Scion_xa_release_series_201Well, I’ve got bad news and I’ve got good news. Which do you want first?

The bad news.

Two nights ago, we parked Alisa’s wonderful new Toyota Scion xA, a dear little car, on the street in front of our house. We so love this car that the family has given it a charming, sing-song, Latino-crossover name. (I’m not permitted to share that name here. You can email me for the name.) Cute, peppy, easy to drive, great gas mileage, iPod jack. We rarely park it on the street. Alisa says that invites an accident.

I prefer to park on the street, because it’s easier and, in a cosmic sense, more communal. That is, I’m more likely to greet the neighbors walking out front — and more parked cars in the street “calms” the traffic, which drives too quickly down our street.

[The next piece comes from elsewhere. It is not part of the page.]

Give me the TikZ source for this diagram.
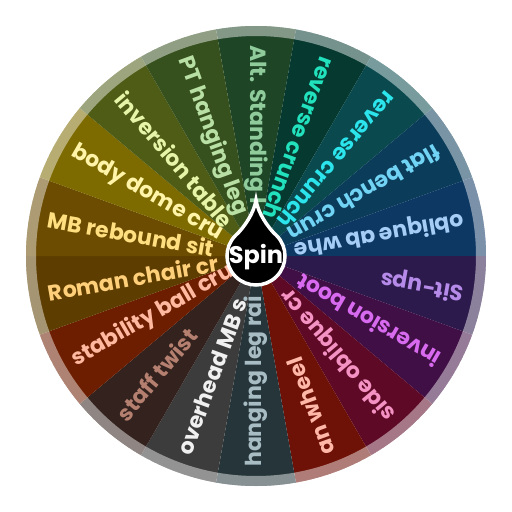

But I’ve always warned our kids to stay out of the street. I told them, “When you hear about kids getting hit by cars, 95% of that happens in the street, in the parking lot, and on the driveway. The other 5% happens within about 10 feet of the street. But no one ever gets hit by a car when they are upstairs reading a book in bed.”

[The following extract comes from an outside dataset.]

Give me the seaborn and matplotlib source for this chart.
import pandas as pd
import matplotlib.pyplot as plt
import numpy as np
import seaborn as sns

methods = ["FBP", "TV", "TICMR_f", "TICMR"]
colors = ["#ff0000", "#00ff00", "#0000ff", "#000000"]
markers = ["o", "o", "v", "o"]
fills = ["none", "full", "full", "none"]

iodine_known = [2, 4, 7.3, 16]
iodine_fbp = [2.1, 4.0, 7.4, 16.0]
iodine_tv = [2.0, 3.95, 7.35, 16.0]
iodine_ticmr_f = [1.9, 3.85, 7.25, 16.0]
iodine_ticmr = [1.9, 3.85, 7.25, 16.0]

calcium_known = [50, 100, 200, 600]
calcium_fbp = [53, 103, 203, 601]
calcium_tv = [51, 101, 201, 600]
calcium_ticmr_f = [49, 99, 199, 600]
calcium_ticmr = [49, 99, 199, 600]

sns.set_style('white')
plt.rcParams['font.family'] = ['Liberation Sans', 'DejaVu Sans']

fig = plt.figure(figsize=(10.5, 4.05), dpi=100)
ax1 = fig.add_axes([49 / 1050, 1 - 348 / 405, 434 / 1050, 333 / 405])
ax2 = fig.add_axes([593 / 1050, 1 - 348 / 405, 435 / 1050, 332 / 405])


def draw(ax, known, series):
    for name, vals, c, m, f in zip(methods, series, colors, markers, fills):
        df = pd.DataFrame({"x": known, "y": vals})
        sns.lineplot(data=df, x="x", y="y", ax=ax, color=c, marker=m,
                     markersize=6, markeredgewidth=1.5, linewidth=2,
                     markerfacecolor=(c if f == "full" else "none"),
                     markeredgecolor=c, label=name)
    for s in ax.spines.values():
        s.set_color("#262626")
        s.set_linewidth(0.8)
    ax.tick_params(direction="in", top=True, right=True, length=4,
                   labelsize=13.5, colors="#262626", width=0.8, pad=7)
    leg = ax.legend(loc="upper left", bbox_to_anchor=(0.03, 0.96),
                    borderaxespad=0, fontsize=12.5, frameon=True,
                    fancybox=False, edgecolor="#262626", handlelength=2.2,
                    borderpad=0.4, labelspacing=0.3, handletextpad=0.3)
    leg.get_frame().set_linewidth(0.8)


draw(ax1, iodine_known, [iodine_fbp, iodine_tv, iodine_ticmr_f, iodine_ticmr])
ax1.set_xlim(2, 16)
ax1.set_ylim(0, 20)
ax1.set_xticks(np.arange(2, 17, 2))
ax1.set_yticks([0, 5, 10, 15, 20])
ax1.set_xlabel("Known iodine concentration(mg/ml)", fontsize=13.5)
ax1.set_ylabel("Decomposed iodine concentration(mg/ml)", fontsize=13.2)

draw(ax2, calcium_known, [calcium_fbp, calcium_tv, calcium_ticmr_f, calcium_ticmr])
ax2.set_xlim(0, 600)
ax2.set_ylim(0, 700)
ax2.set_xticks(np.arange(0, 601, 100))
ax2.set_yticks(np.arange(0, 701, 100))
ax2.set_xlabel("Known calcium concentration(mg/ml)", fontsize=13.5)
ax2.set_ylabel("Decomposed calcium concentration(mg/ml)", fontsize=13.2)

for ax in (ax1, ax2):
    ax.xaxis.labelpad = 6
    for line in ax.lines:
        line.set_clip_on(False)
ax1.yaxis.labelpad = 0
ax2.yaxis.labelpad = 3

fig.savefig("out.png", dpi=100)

This warning works for cars too, of course, and the bad news is that someone hit Alisa’s car on Thursday evening, knocking the side mirror right off the car. That’s the bad news.

So what’s the good news?

The driver left a note. The note was complete, with name and phone number, clearly written by a young driver who was nervous and contrite. What a great thing, no? An accident hurts no one and a young person steps up to the responsibility of leaving a note. “My dad has insurance.”

But there’s better news.

The driver is one of hundreds of my former Sunday school students. In fact, the driver is one of my all-time favorite former students, the kind of student who engages intellectually in the classroom debate every week, then grows up and always says “hello,” as if the teacher is a real human. There is nothing nicer for a teacher.

Except, of course, when a student from Sunday school, one who presumably learned ethics during class, demonstrates highly ethical behavior. (I wouldn’t take credit for this student’s ethics. That’s learned in the family. But I can claim that I didn’t get in the way.) Here is a young person who bonked into another car and could have simply driven off. Many’s the person, of any age, who would mutter “oops-sorry-dude” and keep on driving.

But this student chose this moment to give me the best paycheck yet for years of teaching Sunday school.

During a Sunday school class years ago, a student interrupted the classroom argument and asked, “Wait a minute! Can I actually flunk this course?”

The classroom turned quiet. I said, “No. I’m not grading you. Whether you are being graded is a theological question.”

But the note left beneath Alisa’s windshield wiper was a great test. And this student passed.